→ **Work instructions**: Quote the listing below in its entirety, omitting every image.

→ **Available data**:
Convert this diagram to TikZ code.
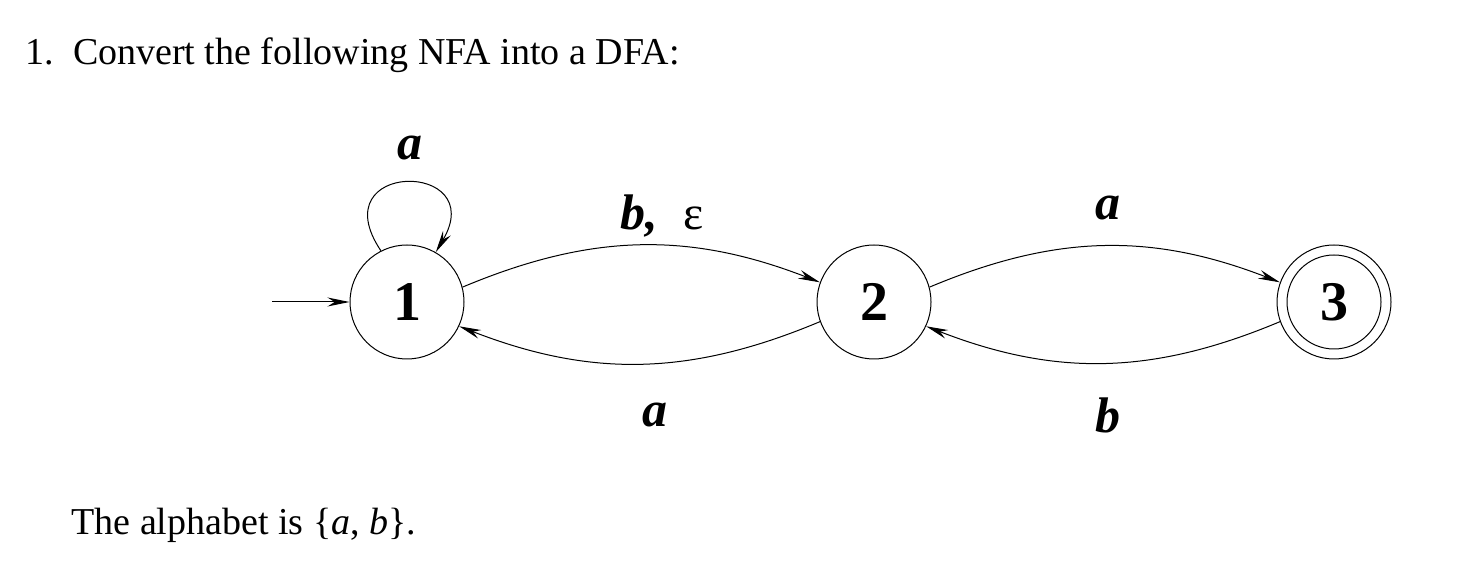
\documentclass[tikz,border=0pt]{standalone}
\usepackage{fontspec}
\setmainfont{Liberation Serif}
\usetikzlibrary{arrows.meta}
\begin{document}
\begin{tikzpicture}[x=1pt,y=1pt,
  st/.style={circle,draw,line width=1pt,minimum size=114pt,inner sep=0pt,font=\fontsize{56}{60}\selectfont\bfseries},
  ed/.style={line width=1pt,-{Stealth[length=22pt,width=9pt]}},
  lb/.style={font=\fontsize{50}{56}\selectfont\bfseries\itshape}]
\useasboundingbox (0,0) rectangle (1474,580);
\node[anchor=base west,font=\fontsize{38}{46}\selectfont] (t) at (22,515) {1.\ \ Convert the following NFA into a DFA:};
\node[st] (n1) at (407,278) {1};
\node[st] (n2) at (874,278) {2};
\node[st] (n3) at (1334,278) {3};
\node[circle,draw,line width=1pt,minimum size=94pt] (n3i) at (n3) {};
\coordinate (s) at (272,278);
\draw[ed] (s) -- (n1);
\draw[ed] (n1.117) .. controls (320,420) and (490,420) .. (n1.60);
\draw[ed] (n1.15) to[bend left=22] (n2.160);
\draw[ed] (n2.200) to[bend left=22] (n1.-25);
\draw[ed] (n2.15) to[bend left=22] (n3.160);
\draw[ed] (n3.200) to[bend left=22] (n2.-25);
\node[lb] (la) at (410,432) {a};
\node[lb] (lb1) at (662,364) {b,\ \ \normalfont\fontsize{48}{50}\selectfont ε};
\node[lb] (la2) at (655,165) {a};
\node[lb] (la3) at (1108,372) {a};
\node[lb] (lb2) at (1108,165) {b};
\node[anchor=base west,font=\fontsize{38}{46}\selectfont] (al) at (68,45) {The alphabet is \{\textit{a}, \textit{b}\}.};
\end{tikzpicture}
\end{document}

→ **Correct output**:
Convert this diagram to TikZ code.
\documentclass[tikz,border=0pt]{standalone}
\usepackage{fontspec}
\setmainfont{Liberation Serif}
\usetikzlibrary{arrows.meta}
\begin{document}
\begin{tikzpicture}[x=1pt,y=1pt,
  st/.style={circle,draw,line width=1pt,minimum size=114pt,inner sep=0pt,font=\fontsize{56}{60}\selectfont\bfseries},
  ed/.style={line width=1pt,-{Stealth[length=22pt,width=9pt]}},
  lb/.style={font=\fontsize{50}{56}\selectfont\bfseries\itshape}]
\useasboundingbox (0,0) rectangle (1474,580);
\node[anchor=base west,font=\fontsize{38}{46}\selectfont] (t) at (22,515) {1.\ \ Convert the following NFA into a DFA:};
\node[st] (n1) at (407,278) {1};
\node[st] (n2) at (874,278) {2};
\node[st] (n3) at (1334,278) {3};
\node[circle,draw,line width=1pt,minimum size=94pt] (n3i) at (n3) {};
\coordinate (s) at (272,278);
\draw[ed] (s) -- (n1);
\draw[ed] (n1.117) .. controls (320,420) and (490,420) .. (n1.60);
\draw[ed] (n1.15) to[bend left=22] (n2.160);
\draw[ed] (n2.200) to[bend left=22] (n1.-25);
\draw[ed] (n2.15) to[bend left=22] (n3.160);
\draw[ed] (n3.200) to[bend left=22] (n2.-25);
\node[lb] (la) at (410,432) {a};
\node[lb] (lb1) at (662,364) {b,\ \ \normalfont\fontsize{48}{50}\selectfont ε};
\node[lb] (la2) at (655,165) {a};
\node[lb] (la3) at (1108,372) {a};
\node[lb] (lb2) at (1108,165) {b};
\node[anchor=base west,font=\fontsize{38}{46}\selectfont] (al) at (68,45) {The alphabet is \{\textit{a}, \textit{b}\}.};
\end{tikzpicture}
\end{document}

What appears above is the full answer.